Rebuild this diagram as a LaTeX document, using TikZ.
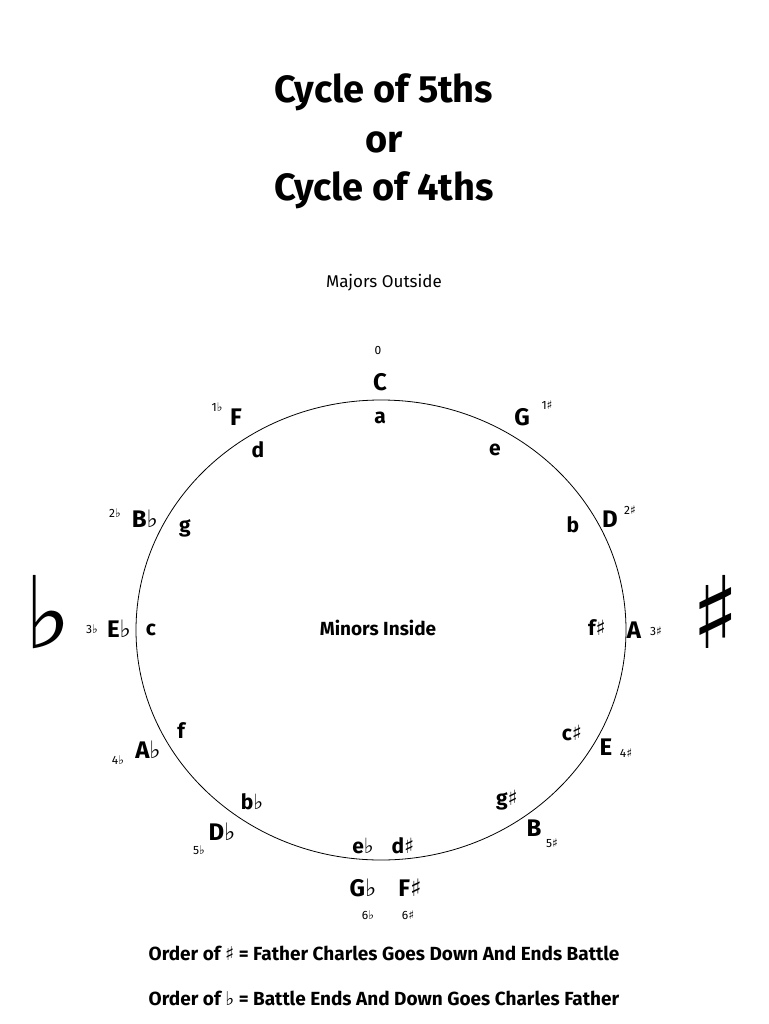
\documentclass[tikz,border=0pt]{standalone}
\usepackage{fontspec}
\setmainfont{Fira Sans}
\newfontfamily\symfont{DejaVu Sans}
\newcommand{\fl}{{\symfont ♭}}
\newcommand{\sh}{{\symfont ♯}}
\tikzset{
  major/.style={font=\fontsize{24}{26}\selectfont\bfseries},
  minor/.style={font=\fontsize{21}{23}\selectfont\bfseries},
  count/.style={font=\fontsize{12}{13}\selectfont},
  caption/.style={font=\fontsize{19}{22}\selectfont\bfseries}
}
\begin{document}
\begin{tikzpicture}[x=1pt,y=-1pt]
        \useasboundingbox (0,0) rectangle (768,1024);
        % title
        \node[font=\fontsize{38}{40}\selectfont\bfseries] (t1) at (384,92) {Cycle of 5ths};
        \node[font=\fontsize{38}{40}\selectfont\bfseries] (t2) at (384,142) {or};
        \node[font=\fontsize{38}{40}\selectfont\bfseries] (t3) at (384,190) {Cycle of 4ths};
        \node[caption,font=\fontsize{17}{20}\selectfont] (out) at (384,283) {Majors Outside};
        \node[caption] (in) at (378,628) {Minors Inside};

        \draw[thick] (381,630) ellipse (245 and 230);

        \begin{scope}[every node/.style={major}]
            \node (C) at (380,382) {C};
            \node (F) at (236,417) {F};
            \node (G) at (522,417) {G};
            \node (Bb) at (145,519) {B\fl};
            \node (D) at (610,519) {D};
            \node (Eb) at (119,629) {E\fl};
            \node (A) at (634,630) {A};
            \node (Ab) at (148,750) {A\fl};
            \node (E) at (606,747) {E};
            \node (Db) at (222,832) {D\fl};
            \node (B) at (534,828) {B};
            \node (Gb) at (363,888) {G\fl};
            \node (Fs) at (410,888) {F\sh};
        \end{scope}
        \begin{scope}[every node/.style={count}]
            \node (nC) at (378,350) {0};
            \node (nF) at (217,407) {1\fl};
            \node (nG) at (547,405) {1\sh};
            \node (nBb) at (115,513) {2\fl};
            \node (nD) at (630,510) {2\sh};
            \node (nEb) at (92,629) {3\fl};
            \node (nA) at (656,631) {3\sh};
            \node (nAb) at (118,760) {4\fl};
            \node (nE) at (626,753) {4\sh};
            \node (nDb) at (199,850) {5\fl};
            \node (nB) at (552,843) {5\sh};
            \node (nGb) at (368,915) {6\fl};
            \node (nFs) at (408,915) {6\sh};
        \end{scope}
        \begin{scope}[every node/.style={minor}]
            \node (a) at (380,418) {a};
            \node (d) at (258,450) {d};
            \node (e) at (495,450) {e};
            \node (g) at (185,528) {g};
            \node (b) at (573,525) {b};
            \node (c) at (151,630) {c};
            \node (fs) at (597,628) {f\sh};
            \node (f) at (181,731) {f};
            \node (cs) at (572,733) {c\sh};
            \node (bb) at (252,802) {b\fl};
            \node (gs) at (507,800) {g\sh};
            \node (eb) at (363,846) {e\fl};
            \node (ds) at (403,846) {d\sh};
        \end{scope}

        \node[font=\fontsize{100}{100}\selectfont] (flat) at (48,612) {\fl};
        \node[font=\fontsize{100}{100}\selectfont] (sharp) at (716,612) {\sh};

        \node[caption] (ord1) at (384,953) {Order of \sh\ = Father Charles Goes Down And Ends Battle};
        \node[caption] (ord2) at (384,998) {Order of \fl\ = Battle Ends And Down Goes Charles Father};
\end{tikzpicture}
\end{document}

TASK :: Give again exactly the lines running from the beginning of the material above through the line that contains "(245 and 230);", and leave out every picture.

THE COMPLETED TASK ::
Rebuild this diagram as a LaTeX document, using TikZ.
\documentclass[tikz,border=0pt]{standalone}
\usepackage{fontspec}
\setmainfont{Fira Sans}
\newfontfamily\symfont{DejaVu Sans}
\newcommand{\fl}{{\symfont ♭}}
\newcommand{\sh}{{\symfont ♯}}
\tikzset{
  major/.style={font=\fontsize{24}{26}\selectfont\bfseries},
  minor/.style={font=\fontsize{21}{23}\selectfont\bfseries},
  count/.style={font=\fontsize{12}{13}\selectfont},
  caption/.style={font=\fontsize{19}{22}\selectfont\bfseries}
}
\begin{document}
\begin{tikzpicture}[x=1pt,y=-1pt]
        \useasboundingbox (0,0) rectangle (768,1024);
        % title
        \node[font=\fontsize{38}{40}\selectfont\bfseries] (t1) at (384,92) {Cycle of 5ths};
        \node[font=\fontsize{38}{40}\selectfont\bfseries] (t2) at (384,142) {or};
        \node[font=\fontsize{38}{40}\selectfont\bfseries] (t3) at (384,190) {Cycle of 4ths};
        \node[caption,font=\fontsize{17}{20}\selectfont] (out) at (384,283) {Majors Outside};
        \node[caption] (in) at (378,628) {Minors Inside};

        \draw[thick] (381,630) ellipse (245 and 230);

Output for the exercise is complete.